Online journalist in Malawi charged for seditious articles

Police in Malawi have arrested an online journalist accusing him of publishing seditious, false and treasonable articles.

Justice Mponda, 27, editor of Malawi Voice has been charged with criminal libel, insulting the president and false publications.

Nicholous Gondwa Southern Region police spokesman Superintendent told Nyasa Times the journalist has been charged with three counts and that his file has been open in Lilongwe where he will be prosecuted.

“He has been arrested on three charges, that of insulting the president, publishing false stories and criminal libel,” police spokesman said.

Justice was arrested at his Chiwembe residence in Blantyre, Malawi on Monday morning, the Nyasa Times reports.

He accused of authoring publications that alleged that President Joyce Banda had resigned and another that claimed the Government of Malawi had issued a 48-hour ultimatum for the Tanzanian High Commissioner, Patrick Tsere, to leave the country.

The reporter is also claimed to have published articles suggesting that the Government of China had withdrawn itself from construction of the 40,000-seater stadium, claiming the Malawian government kept changing venue, all which, according to the Nyasa Times, are false.

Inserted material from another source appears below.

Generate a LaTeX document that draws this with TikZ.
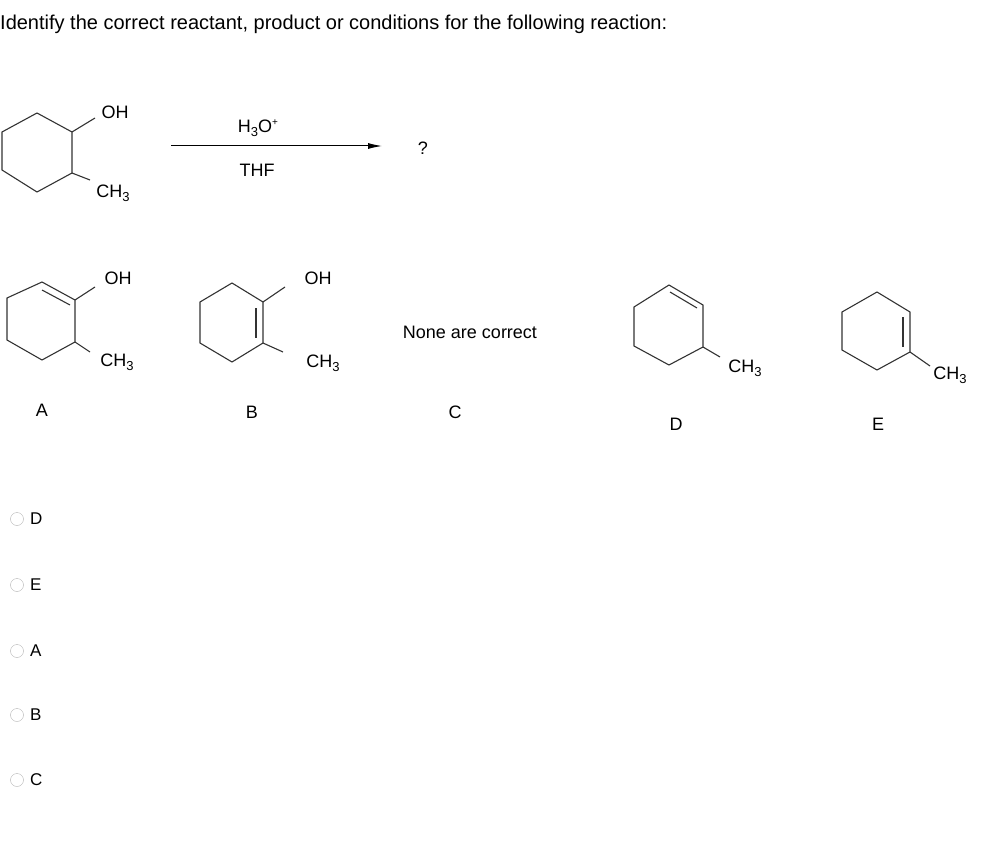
\documentclass[tikz,border=0pt]{standalone}
\usepackage{fontspec}
\setmainfont{Liberation Sans}
\usetikzlibrary{arrows.meta}
\newcommand{\chsub}[1]{\raisebox{-0.4ex}{\fontsize{13}{14}\selectfont #1}}
\newcommand{\chsup}[1]{\raisebox{0.8ex}{\fontsize{10}{11}\selectfont #1}}
\begin{document}
\begin{tikzpicture}[x=1pt,y=-1pt,
  bond/.style={line width=1.1pt,color=black!80},
  lbl/.style={inner sep=0pt,font=\fontsize{18}{20}\selectfont},
  opt/.style={inner sep=0pt,font=\fontsize{17}{19}\selectfont,anchor=west},
  radio/.style={draw=black!30,circle,minimum size=13pt,inner sep=0pt}]
\useasboundingbox (0,0) rectangle (994,864);
\node[anchor=west,inner sep=0pt,font=\fontsize{20}{22}\selectfont] (title) at (0,24) {Identify the correct reactant, product or conditions for the following reaction:};
% reactant
\draw[bond] (2,132)--(37,113)--(72,132)--(72,173)--(37,192)--(2,170)--cycle;
\draw[bond] (72,132)--(95,118); \draw[bond] (72,173)--(90,180);
\node[lbl] (r-oh) at (115,112) {OH};
\node[lbl] (r-ch) at (113,193) {CH\chsub{3}};
\coordinate (a1) at (171,146); \coordinate (a2) at (382,146);
\draw[line width=1pt,-{Latex[length=14pt,width=6pt]}] (a1)--(a2);
\node[lbl] (h3o) at (258,128) {H\chsub{3}O\chsup{+}};
\node[lbl] (thf) at (257,170) {THF};
\node[lbl] (q) at (423,148) {?};
% A
\draw[bond] (7,298)--(42,282)--(75,300)--(75,342)--(42,360)--(7,340)--cycle;
\draw[bond] (42,290)--(70,305);
\draw[bond] (75,300)--(95,287); \draw[bond] (75,342)--(90,352);
\node[lbl] (a-oh) at (118,278) {OH};
\node[lbl] (a-ch) at (117,362) {CH\chsub{3}};
\node[lbl] (la) at (42,410) {A};
% B
\draw[bond] (200,302)--(232,283)--(263,302)--(263,343)--(232,362)--(200,343)--cycle;
\draw[bond] (256,308)--(256,338);
\draw[bond] (263,302)--(285,287); \draw[bond] (263,343)--(283,352);
\node[lbl] (b-oh) at (318,278) {OH};
\node[lbl] (b-ch) at (323,363) {CH\chsub{3}};
\node[lbl] (lb) at (252,412) {B};
% C
\node[lbl] (c) at (470,332) {None are correct};
\node[lbl] (lc) at (455,412) {C};
% D
\draw[bond] (634,307)--(669,285)--(703,305)--(703,347)--(669,365)--(634,346)--cycle;
\draw[bond] (670,292)--(697,308);
\draw[bond] (703,347)--(720,357);
\node[lbl] (d-ch) at (745,368) {CH\chsub{3}};
\node[lbl] (ld) at (676,424) {D};
% E
\draw[bond] (842,312)--(877,292)--(910,312)--(910,352)--(877,370)--(842,350)--cycle;
\draw[bond] (903,317)--(903,347);
\draw[bond] (910,352)--(930,366);
\node[lbl] (e-ch) at (950,375) {CH\chsub{3}};
\node[lbl] (le) at (878,424) {E};
% options
\foreach \y/\t [count=\i] in {519/D,585/E,651/A,715/B,780/C}{
  \node[radio] (rb\i) at (17,\y) {};
  \node[opt] (ol\i) at (30,\y) {\t};
}
\end{tikzpicture}
\end{document}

Equipment was confiscated from the property, including computers and cameras that the police believe the journalist used to publish the articles.

Mponda becomes the first journalist to face criminal charges under the Joyce Banda government and, according to some observers, the charges and outcome will set a precedent for the future of online freedom in Malawi.

The arrest and charge comes after organisations around the world spoke out for freedom online. According to the Global Online Freedom Act 2012, governments are required to assess the “freedom of expression with respect to electronic information in each foreign country”.

It also requires disclosure from companies about their human rights practices, to be evaluated by an independent third party and limit the export of technologies that “serve the primary purpose of” facilitating government surveillance or censorship to governments in countries designated as “Internet-restricting.”

Chapter 18:03 of the Laws of Malawi, Section 4 of the Protected Flag, Emblemes and Names Act, of the Laws of Malawi state that; Any person who does any act or utters any words or publishes or utters any writing calculated to or liable to insult, ridicule or to show disrespect to or with reference to the President, the National Flag, the Armorial Ensigns, the Public Seal, or any protected emblem or protected likeness, shall be liable to a fine of £1,000 and to imprisonment for two years.

Judgement on case has not been communicated and the country’s chapter of Media Institute for Southern Africa-MISA Malawi is following the case.

Malawi’s media operate under strict surveillance and Mponda was like a voice of the many disgruntled citizens.